Think about China—the IMF wants three percentage points of fiscal consolidation in China, something that would be expected to raise China’s current account surplus by about a percentage point. On its own, that would push China out of its current “balanced” external position.* The only reason why this doesn't show up clearly in the IMF's fiscal analysis is that the IMF wants a big fiscal consolidation in China's trade partners too. If everyone followed the IMF's advice, fiscal tightening in the United States and Japan and much of the euro area would pull down China’s exports even as China’s own fiscal tightening reduced its imports, leaving China close to external balance.

This may seem like criticism of the IMF’s external sector report. But it actually isn’t—without the IMF’s external surveillance report, it would be hard to know precisely what kind of policies the IMF is advocating for in the world as a whole.

It really is a criticism of the fiscal advice that emerges out of the IMF’s country work, which—if adopted universally—would impart a fairly strong deflationary bias to the global economy. The IMF’s recommended fiscal expansion in Germany, the Netherlands, Sweden, and Korea remains far too modest to offset its recommended consolidation in the world’s largest economies.**

In a sense then, it is a good thing that the odds are the IMF’s advice won’t be followed any time soon.

Though, Japan is planning to take a small step toward fiscal balance with another increase in its consumption tax…and China remains strangely committed to keeping its headline central government fiscal deficit under 3 percent of GDP. The IMF’s advice isn’t entirely irrelevant either.

 

 

* China’s reported external surplus in 2018 was modest, under 0.5 pp of GDP (it rose substantially in the first quarter of 2019). The modest overall surplus though is a combination of a still large surplus in manufactures and large deficits in commodities—partially a natural result of China’s limited resources, but also partially a function of the demand created by a still very high level of investment—and a large deficit in tourism (tourism accounts for more or less all of the reported services deficit, and part of that tourism deficit is real and part is likely fake). Adjusting for the exaggerated tourism deficit brings China’s surplus back above 1 pp of GDP (especially within 2019, I think there are some very technical reasons why the fall in China’s surplus in 2018 was exaggerated a bit).

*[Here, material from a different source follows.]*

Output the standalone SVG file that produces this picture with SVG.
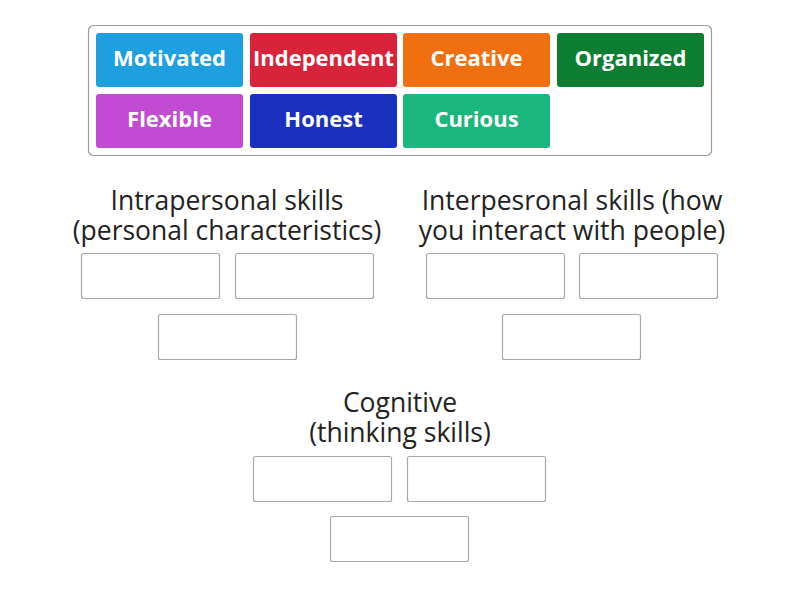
<svg xmlns="http://www.w3.org/2000/svg" width="800" height="600" viewBox="0 0 800 600">
<style>
.tile{stroke:none}
.tt{font-family:"Open Sans","Liberation Sans",sans-serif;font-weight:bold;font-size:22px;fill:#ffffff;text-anchor:middle}
.hd{font-family:"Open Sans","Liberation Sans",sans-serif;font-size:26.5px;fill:#222222;text-anchor:middle}
.box{fill:#ffffff;stroke:#a8a8a8;stroke-width:1.2}
</style>
<rect width="800" height="600" fill="#ffffff"/>
<rect x="88.5" y="25.5" width="623" height="130" rx="5" fill="#ffffff" stroke="#9a9a9a" stroke-width="1.2"/>
<g id="tile-motivated"><rect class="tile" x="96" y="33" width="147" height="54" rx="3" fill="#1e9fe0"/><text class="tt" x="169.5" y="66">Motivated</text></g>
<g id="tile-independent"><rect class="tile" x="250" y="33" width="147" height="54" rx="3" fill="#d9233b"/><text class="tt" x="323.5" y="66">Independent</text></g>
<g id="tile-creative"><rect class="tile" x="403" y="33" width="147" height="54" rx="3" fill="#f07011"/><text class="tt" x="476.5" y="66">Creative</text></g>
<g id="tile-organized"><rect class="tile" x="557" y="33" width="147" height="54" rx="3" fill="#0c7d31"/><text class="tt" x="630.5" y="66">Organized</text></g>
<g id="tile-flexible"><rect class="tile" x="96" y="94" width="147" height="54" rx="3" fill="#c14bd2"/><text class="tt" x="169.5" y="127">Flexible</text></g>
<g id="tile-honest"><rect class="tile" x="250" y="94" width="147" height="54" rx="3" fill="#1b30bf"/><text class="tt" x="323.5" y="127">Honest</text></g>
<g id="tile-curious"><rect class="tile" x="403" y="94" width="147" height="54" rx="3" fill="#19b67e"/><text class="tt" x="476.5" y="127">Curious</text></g>

<g id="group-intrapersonal">
<text class="hd" x="227" y="210">Intrapersonal skills</text>
<text class="hd" x="227" y="240">(personal characteristics)</text>
<rect class="box" x="81.5" y="253.5" width="138" height="45" rx="2"/>
<rect class="box" x="235.5" y="253.5" width="138" height="45" rx="2"/>
<rect class="box" x="158.5" y="314.5" width="138" height="45" rx="2"/>
</g>
<g id="group-interpersonal">
<text class="hd" x="572" y="210">Interpesronal skills (how</text>
<text class="hd" x="572" y="240">you interact with people)</text>
<rect class="box" x="426.5" y="253.5" width="138" height="45" rx="2"/>
<rect class="box" x="579.5" y="253.5" width="138" height="45" rx="2"/>
<rect class="box" x="502.5" y="314.5" width="138" height="45" rx="2"/>
</g>
<g id="group-cognitive">
<text class="hd" x="400" y="412">Cognitive</text>
<text class="hd" x="400" y="442">(thinking skills)</text>
<rect class="box" x="253.5" y="456.5" width="138" height="45" rx="2"/>
<rect class="box" x="407.5" y="456.5" width="138" height="45" rx="2"/>
<rect class="box" x="330.5" y="516.5" width="138" height="45" rx="2"/>
</g>
<g id="connectors"></g>
</svg>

So if China adopted the IMF’s fiscal advice and basically reversed its on-budget stimulus of 2015 and 2016, I think China’s true surplus would be back over two percent of GDP.

** There are basically three policies that in my view can substantially move the needle on a country’s external balance in the IMF’s model:

a) fiscal policy (a dollar of fiscal consolidation reduces the external deficit by 33 cents in the model)

b) foreign exchange intervention (if a country has a high level of capital controls, a dollar of intervention raises the surplus by 37 cents—the 0.75 coefficient is misleading because the highest observed current setting for controls is 0.5, and the impact is the interaction of the two)

c) public health spending.

The IMF’s model, incidentally, implies that there is no point in debating whether or not the Trump administration will intervene in the foreign exchange market, as intervention by countries with open financial accounts has no impact (I disagree with this result, I think Gagnon’s estimates are more realistic). Right now though there isn’t much intervention globally—the IMF totally ignored Singapore’s intervention in its assessment of Singapore’s economy, but Singapore isn’t big enough to move the needle globally. And the IMF isn’t recommending all that much more public health spending in China or Korea. I think the IMF should reevaluate this, but the “health spending gap” in China is only 0.6 pp of GDP (the optimal level of public health spending is 4 percent of GDP vs. 3.4 percent now) and the gap in Korea is only 1.2 percent of GDP (Table 4). So the policy variable that really impacts the external balance right now is fiscal—even if that has been downplayed a bit in the Fund’s recent communications. The IMF incidentally knows my views here: I was invited to comment on the Fund’s external surveillance last fall, and my comments will soon be published in the resulting conference volume.